What’s more important here is this propaganda and retrospective illusion of going back to the day that Cameroon used to be a “paradise” on earth. Cameroonian foremost thinker, Achille Mbembe, calls the Biya’s regime, a regime at huis clos meaning that, after the failed coup of April 1984, the Biya’s regime shelved any “reform” it intended to perform. The guards at the gates of the Biya’s regime turned into what Achille Mbembe calls a “regime a huis clos.” In practice, any emancipatory projects the Biya’s regime ever had was shelved and the regime shifted into a “survival mode.” Being in a survival mode meant that the Biya’s regime could not develop any form of political originality and authenticity beyond developing survival mechanisms. Precisely, setting up a generalized corrupted system where loyalty was bought and perceived disloyalty was punished by either death or life in prison which is basically the same sentence as Joel Didier Engo defines Biya’s prison as “Mouroirs concentrationaires” which is prison death camp.
Thus, after Ahidjo who stunningly handed out power to Biya, the realization is that in Cameroon, the more things change the more they stay the same.
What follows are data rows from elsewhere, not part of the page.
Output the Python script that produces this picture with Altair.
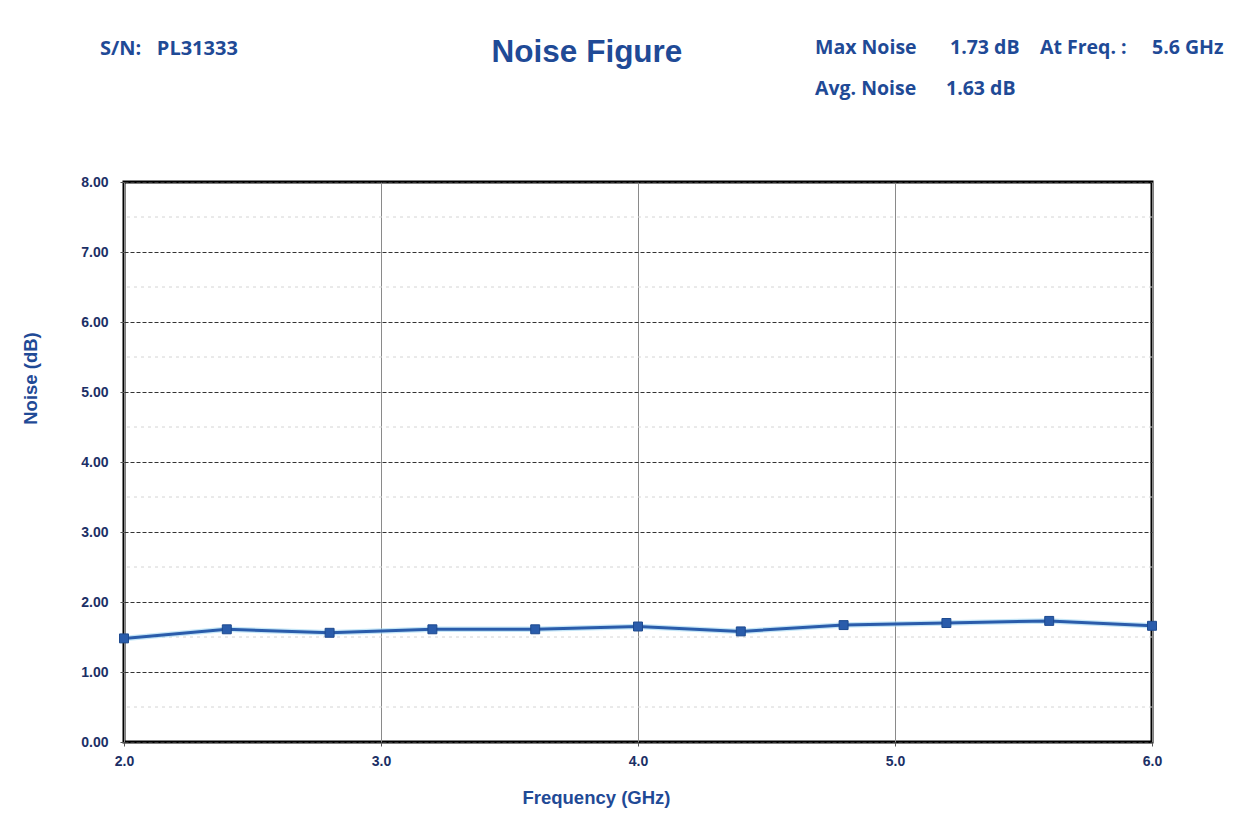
import altair as alt
import pandas as pd

freq = [2.0, 2.4, 2.8, 3.2, 3.6, 4.0, 4.4, 4.8, 5.2, 5.6, 6.0]
noise = [1.48, 1.61, 1.56, 1.61, 1.61, 1.65, 1.58, 1.67, 1.70, 1.73, 1.66]
minor_y = [0.5, 1.5, 2.5, 3.5, 4.5, 5.5, 6.5, 7.5]
x_ticks = [2.0, 3.0, 4.0, 5.0, 6.0]
y_ticks = [0, 1, 2, 3, 4, 5, 6, 7, 8]

df = pd.DataFrame({"freq": freq, "noise": noise})
minor_df = pd.DataFrame({"y": minor_y})

NAVY = "#1b2f66"
BLUE = "#1f4a96"
LINE = "#2a5cab"

xs = alt.Scale(domain=[2, 6], nice=False, zero=False)
ys = alt.Scale(domain=[0, 8], nice=False)

minor = alt.Chart(minor_df).mark_rule(color="#d4d4d4", strokeDash=[3, 4], strokeWidth=1).encode(
    y=alt.Y("y:Q", scale=ys)
)

base = alt.Chart(df).encode(
    x=alt.X("freq:Q", scale=xs,
            axis=alt.Axis(values=x_ticks, format=".1f", title="Frequency (GHz)",
                          grid=True, gridColor="#8a8a8a", gridWidth=1,
                          labelFlush=False, titleX=472, titlePadding=20)),
    y=alt.Y("noise:Q", scale=ys,
            axis=alt.Axis(values=y_ticks, format=".2f", title="Noise (dB)",
                          grid=True, gridColor="#333333", gridDash=[4, 2], gridWidth=1.2,
                          titleY=196, titlePadding=40)),
)

halo = base.mark_line(color="#9fd6f2", strokeWidth=5.5, opacity=0.6)
line = base.mark_line(color=LINE, strokeWidth=3)
pts = base.mark_point(shape="square", filled=True, size=80, color=LINE, opacity=1,
                      stroke="#1d4a8f", strokeWidth=1)

def txt(s, x, y, size, font="Open Sans", color=BLUE, align="left"):
    return alt.Chart(pd.DataFrame({"t": [s]})).mark_text(
        font=font, fontSize=size, fontWeight="bold", color=color, align=align, baseline="alphabetic"
    ).encode(text="t:N", x=alt.value(x), y=alt.value(y))

headers = [
    txt("S/N:\u00a0\u00a0 PL31333", -24, -127, 20),
    txt("Noise Figure", 463, -120, 31.5, font="Liberation Sans", align="center"),
    txt("Max Noise", 691, -128, 19.5),
    txt("1.73 dB", 826, -128, 19.5),
    txt("At Freq. :", 916, -128, 19.5),
    txt("5.6 GHz", 1028, -128, 19.5),
    txt("Avg. Noise", 691, -87, 19.5),
    txt("1.63 dB", 822, -87, 19.5),
]

chart = alt.layer(minor, halo, line, pts, *headers).properties(
    width=1028, height=560,
    autosize=alt.AutoSizeParams(type="none"),
    padding={"left": 116, "top": 174, "right": 80, "bottom": 83},
    background="white",
).configure_view(
    stroke="black", strokeWidth=3
).configure_axis(
    labelFont="Liberation Sans", labelFontWeight="bold", labelFontSize=14, labelColor=NAVY,
    titleFont="Liberation Sans", titleFontWeight="bold", titleFontSize=18.5, titleColor=BLUE,
    domain=False, ticks=True, tickColor="#555555", tickSize=4,
).configure_axisY(labelPadding=12).configure_axisX(labelPadding=8)

chart.save("out.html", embed_options={"renderer": "svg", "actions": False})
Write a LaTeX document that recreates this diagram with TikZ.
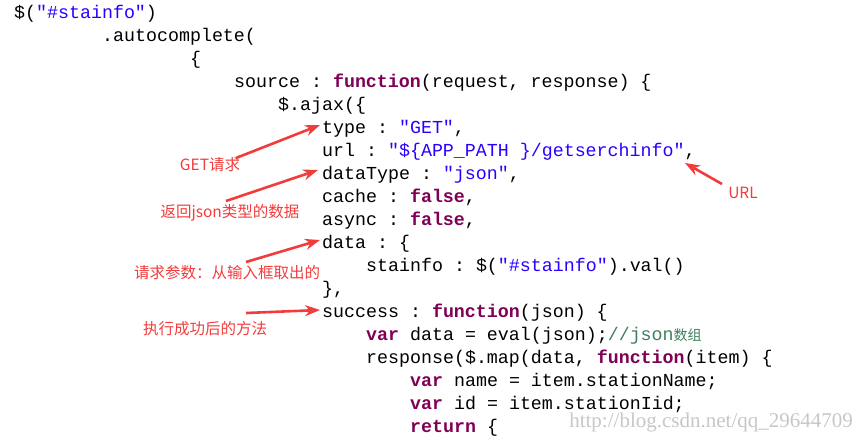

That explains why the Biya’s regime is totally devoid of social accomplishments. After the 6th of April, the Biya’s regime simply embraced the dark side of politics. As with his predecessor, Ahmadou Ahidjo, all forms of opposition and civil rights movements where simply evil. That explains why the Biya’s regime does not have the ability to empathize with people unlike themselves and that explains the severe repression of the Anglophone’s civil right movements and the prison full of political prisoners who are in fact ordinary people the Cameroonian government considers to be a grave danger to its survival dictatorial strategy.
The CL2P, however, does not believe in fatalism or determinism.
The CL2P fully account for the actuality of social and political change through the Anglophone actors and the political prisoners in Biya’s prison. The Biya’s regime is the past no matter what he and his “creatures” say. The fact that the Biya’s dictatorship seems to persist doesn’t account for factors that have changed in Cameroon, particularly, the rise of independent political and social actors. The idiots and the cynics that believe that Cameroon is a static society, and fundamentally no different than it was in 1960, does not understand history. The CL2P will continue to advocate tirelessly for democracy and national reconciliation. The CL2P understands, as with the Reverend Dr. Martin Luther King, that the moral arc of the universe is long but it bent towards justice. In this respect, France must assume its responsibilities in the face of the repeated exactions on the civilian populations of a dictatorship which it has supported in an unshakable way for 35 years.